Saturday, 18 August 2018

New book: 'Ungovernable Life Mandatory Medicine and Statecraft in Iraq' by Omar Dewachi


Dewachi, O. (2017) Ungovernable Life Mandatory Medicine and Statecraft in Iraq, Stanford University Press.

Link: https://www.sup.org/books/title/?id=22595

Abstract
Iraq's healthcare has been on the edge of collapse since the 1990s. Once the leading hub of scientific and medical training in the Middle East, Iraq's political and medical infrastructure has been undermined by decades of U.S.-led sanctions and invasions. Since the British Mandate, Iraqi governments had invested in cultivating Iraq's medical doctors as agents of statecraft and fostered connections to scientists abroad. In recent years, this has been reversed as thousands of Iraqi doctors have left the country in search of security and careers abroad. Ungovernable Life presents the untold story of the rise and fall of Iraqi "mandatory medicine"—and of the destruction of Iraq itself.

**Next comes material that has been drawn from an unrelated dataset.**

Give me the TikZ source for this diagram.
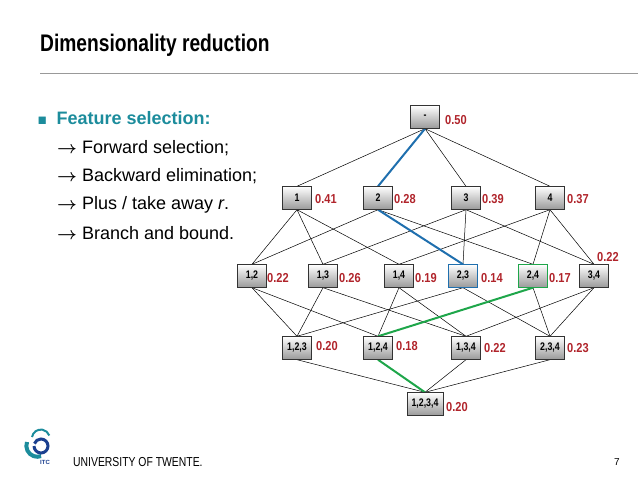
\documentclass[tikz,border=0pt]{standalone}
\usepackage{fontspec}
\setmainfont{Liberation Sans}
\usepackage{amssymb,bm}
\usetikzlibrary{backgrounds}
\definecolor{teal1}{HTML}{1C8C9C}
\definecolor{red1}{HTML}{B0242B}
\definecolor{blue1}{HTML}{1F6FAE}
\definecolor{green1}{HTML}{1EA64A}
\definecolor{logob}{HTML}{1B3F8F}
\newcommand\cnd[1]{\scalebox{0.85}[1]{#1}}
\newcommand\cnb[1]{\scalebox{0.8}[1]{#1}}
\begin{document}
\begin{tikzpicture}[x=1pt,y=-1pt,
 box/.style={draw=black!80,top color=white,bottom color=black!40,minimum width=29pt,minimum height=23pt,inner sep=1pt,font=\fontsize{11}{12}\selectfont\bfseries},
 val/.style={text=red1,font=\fontsize{13}{14}\selectfont\bfseries,anchor=west,inner sep=0pt},
 ed/.style={black,line width=0.5pt},
 hl/.style={line width=2pt}]
\useasboundingbox (0,0) rectangle (638,479);
\node[anchor=west,inner sep=0pt,font=\fontsize{24}{25}\selectfont\bfseries] (title) at (40,45) {\scalebox{0.8}[1]{Dimensionality reduction}};
\draw[black!40,line width=0.6pt] (40,73) -- (638,73);
\node[anchor=west,inner sep=0pt,text=teal1,font=\fontsize{18}{19}\selectfont\bfseries] (fs) at (38,118) {\scalebox{0.6}{$\blacksquare$}\ \ Feature selection:};
\begin{scope}[every node/.style={anchor=west,inner sep=0pt,font=\fontsize{18}{20}\selectfont}]
\node (i1) at (57,148) {$\bm{\rightarrow}$ Forward selection;};
\node (i2) at (57,176) {$\bm{\rightarrow}$ Backward elimination;};
\node (i3) at (57,205) {$\bm{\rightarrow}$ Plus / take away \textit{r}.};
\node (i4) at (57,233) {$\bm{\rightarrow}$ Branch and bound.};
\end{scope}
% nodes
\node[box] (e) at (425,117) {\cnb{-}};
\node[box] (n1) at (297,198) {\cnb{1}};
\node[box] (n2) at (378,198) {\cnb{2}};
\node[box] (n3) at (466,198) {\cnb{3}};
\node[box] (n4) at (550,198) {\cnb{4}};
\node[box] (n12) at (252,276) {\cnb{1,2}};
\node[box] (n13) at (323,276) {\cnb{1,3}};
\node[box] (n14) at (399,276) {\cnb{1,4}};
\node[box,draw=blue1] (n23) at (463,276) {\cnb{2,3}};
\node[box,draw=green1] (n24) at (533,276) {\cnb{2,4}};
\node[box] (n34) at (594,276) {\cnb{3,4}};
\node[box] (n123) at (297,348) {\cnb{1,2,3}};
\node[box] (n124) at (378,348) {\cnb{1,2,4}};
\node[box] (n134) at (466,348) {\cnb{1,3,4}};
\node[box] (n234) at (550,348) {\cnb{2,3,4}};
\node[box,minimum width=36pt] (n1234) at (425,404) {\cnb{1,2,3,4}};
% values
\node[val] at (445,120) {\cnd{0.50}};
\node[val] at (315,199) {\cnd{0.41}};
\node[val] at (394,199) {\cnd{0.28}};
\node[val] at (482,199) {\cnd{0.39}};
\node[val] at (567,199) {\cnd{0.37}};
\node[val] at (267,278) {\cnd{0.22}};
\node[val] at (339,278) {\cnd{0.26}};
\node[val] at (415,278) {\cnd{0.19}};
\node[val] at (481,278) {\cnd{0.14}};
\node[val] at (549,278) {\cnd{0.17}};
\node[val] at (597,257) {\cnd{0.22}};
\node[val] at (316,346) {\cnd{0.20}};
\node[val] at (396,346) {\cnd{0.18}};
\node[val] at (484,348) {\cnd{0.22}};
\node[val] at (567,348) {\cnd{0.23}};
\node[val] at (446,407) {\cnd{0.20}};
% edges
\begin{scope}[on background layer]
\foreach \a/\b in {e/n1,e/n3,e/n4,n1/n12,n1/n13,n1/n14,n2/n12,n2/n24,n3/n13,n3/n23,n3/n34,n4/n14,n4/n24,n4/n34,
 n12/n123,n12/n124,n13/n123,n13/n134,n14/n124,n14/n134,n23/n123,n23/n234,n24/n234,n34/n134,n34/n234,
 n123/n1234,n134/n1234,n234/n1234}
 \draw[ed] (\a.south) -- (\b.north);
\draw[hl,blue1] (e.south) -- (n2.north);
\draw[hl,blue1] (n2.south) -- (n23.north);
\draw[hl,green1] (n24.south) -- (n124.north);
\draw[hl,green1] (n124.south) -- (n1234.north);
\end{scope}
% footer logo
\draw[teal1,line width=4pt] (27,442) arc (200:70:11);
\draw[logob,line width=3pt] (34,446) arc (180:-160:7);
\draw[teal1,line width=2pt] (32,437) arc (190:340:9);
\node[font=\fontsize{6}{6}\selectfont\bfseries,text=logob] (itc) at (45,462) {ITC};
\node[anchor=west,inner sep=0pt,font=\fontsize{13}{14}\selectfont] (ut) at (73,462) {\scalebox{0.8}[1]{UNIVERSITY OF TWENTE.}};
\node[font=\fontsize{10}{10}\selectfont] (pg) at (617,462) {7};
\end{tikzpicture}
\end{document}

Trained as a doctor in Baghdad, Omar Dewachi writes a medical history of Iraq, offering readers a compelling exploration of state-making and dissolution in the Middle East. His work illustrates how imperial modes of governance, from the British Mandate to the U.S. interventions, have been contested, maintained, and unraveled through medicine and healthcare. In tracing the role of doctors as agents of state-making, he challenges common accounts of Iraq's alleged political unruliness and ungovernability, bringing forth a deeper understanding of how medicine and power shape life and how decades of war and sanctions dismember projects of state-making.

About the author
Omar Dewachi is Assistant Professor of Anthropology, Social Medicine, and Global Health and Co-Director of the Conflict Medicine Program at the American University of Beirut.

New chapter: 'Transnational Health and Long-Term Care Practices’ in the Routledge Handbook of Health Geography (2018)


Ormond, M. and Toyota, M. (2018) ‘Rethinking care through transnational health and long-term care practices’, in V. Crooks, G. Andrews and J. Pearce (eds), Routledge Handbook of Health Geography, Abingdon: Routledge, pp. 237-243. 

Abstract
Access to and quality of health and social care resources within and between countries is increasingly uneven. Market, state, civic, familial and individual responses to this unevenness produce diverse transnational care practices that, in turn, generate a variety of transnational care spaces around the world and at different scales. This chapter focuses on the ways in which these different social actors are imbricated in a range of transnational care practices and the spaces in which these practices unfold. Drawing on examples from South and Southeast Asia, it first discusses two transnational care practices produced by (perceived) medical care deficits: 1) temporary and circular movements abroad for the satisfaction of one’s specific medical needs and wants (popularly dubbed ‘medical tourism’) and 2) short-/long-term and circular migratory trajectories of skilled health workers seeking to meet the demands of and benefit from health systems abroad. Such practices have generated diverse transnational care spaces, from ‘world-class’ hospitals to dedicated airport immigration lanes to special nursing schools training nurses for ‘export’. The chapter then draws on examples from East Asia and Western Europe to describe two transnational care practices produced by (perceived) long-term care deficits: 1) migratory trajectories for the improved fulfilment of one’s long-term care needs and 2) migratory trajectories of formal and informal care-givers seeking to meet the long-term needs of societies with rapidly ageing populations. A variety of transnational care spaces have also emerged around these practices, including assisted living facilities and nursing homes for foreigners and live-in care arrangements enabling dependent seniors to age in place. In examining these practices and their resultant spaces, this chapter seeks to shed light on the existing and emergent range of scales and complex networks of care.